Y es probable, según dictan las estadísticas, que efectivamente haya sido un deportado de a pie: dos tercios de quienes son expulsados son mexicanos y salen en su mayoría por estas puertas, siete a lo largo de 3.100 kilómetros de frontera.
"También aumentó el número de reincidentes que deportamos (aquellos que ya tienen una deportación anterior), arrestados sobre todo en la zona de la frontera. Y luego están los que son detenidos en el resto del territorio, entre quienes se nota un aumento de los deportados criminales", detalla Rosario Vázquez, director asistente de la Patrulla Fronteriza en San Diego, mientras nos lleva a caminar por el muro de chapas oxidadas, originalmente usadas como planchones de aterrizaje en Vietnam y recicladas aquí fines de los años 80.

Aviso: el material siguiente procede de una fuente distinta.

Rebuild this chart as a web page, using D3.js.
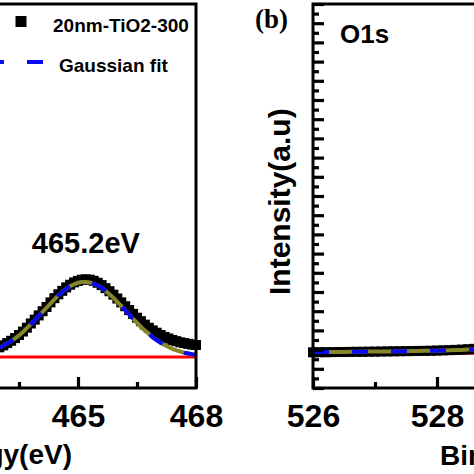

Durante su primer período en la Casa Blanca, Obama dictó un cambio de rumbo en la política de deportaciones: desde 2011, debe darse prioridad a los casos de indocumentados criminales, por encima de aquellos que tienen un historial limpio (salvo por la violación de leyes migratorias cometida al entrar sin papeles al país, que se considera un delito administrativo).
A la fecha, el ICE asegura que "la mayoría de los deportados" (59%, en los reportes oficiales) tiene condenas por delitos previos.
Pero los críticos señalan que más de la mitad de esos "deportados criminales" son en realidad responsables de ofensas menores según las cataloga la ley, como el manejar bajo la influencia el alcohol o la violencia doméstica, y que muchos -como Fonseca- quedan atrapados en un intríngulis legal aun cuando las prioridades oficiales hayan cambiado.
Es martes al mediodía, pero podría ser cualquier otro día, a cualquier hora: la puerta de deportación se abre varias veces por jornada, tantas como se imponga. La frecuencia la marca el número de mexicanos que sean traídos hasta la valla desde los centros de detención, en camionetas o autobuses con ventanillas oscuras y rejillas de seguridad para mantener a resguardo al conductor.
La operación comienza con una sucesión de estruendos metálicos: la llave en el candado, la cadena que cae, el chirrido de las bisagras.
No hay más ruidos después: el procedimiento que ponen en marcha los agentes de la Patrulla Fronteriza y el ICE es una coreografía de movimientos mecánicos y repetitivos que se suceden sin que se escuche una voz. Sólo el repicar de la cadena, sacudida por el viento contra la puerta.
Los detenidos bajan de a pares de los vehículos, las manos esposadas y atados a un compañero con cuerdas negras por la cintura o los antebrazos.
Quedan de frente a las chapas, a una nariz de distancia de esa pared que, en muchos casos, habían logrado sortear para vivir su propia versión del sueño americano.
A algunos de los que llegan los atrapó la migraapenas saltaron la valla. Otros, en cambio, fueron detenidos después de años -o décadas- de vivir sin papeles.
Es difícil distinguir unos de otros: la deportación es igual para todos.
Ya sin esposas, un oficial les pedirá que identifiquen sus pertenencias, repartidas en bolsas de plástico. Es todo lo que se llevarán de regreso a casa: un celular, pastillas para la diabetes, un muñeco de peluche, la Biblia, el cinturón. Cordones, muchos cordones en las bolsas: se los quitan al detenerlos, como a cualquier preso, y son deportados con los zapatos sin lazo. Volver a atarlos, descubriré más tarde, es cas un ritual del deportado apena queda en libertad en su país de origen.
A la puerta estrecha del muro se acercan de uno en uno. Un oficial mexicano de sonrisa afable les pide el nombre, anota y les da paso. Cruzado el dintel, estarán de vuelta en México.

'Bienvenidos a casa', dice un cartel en la oficina detrás.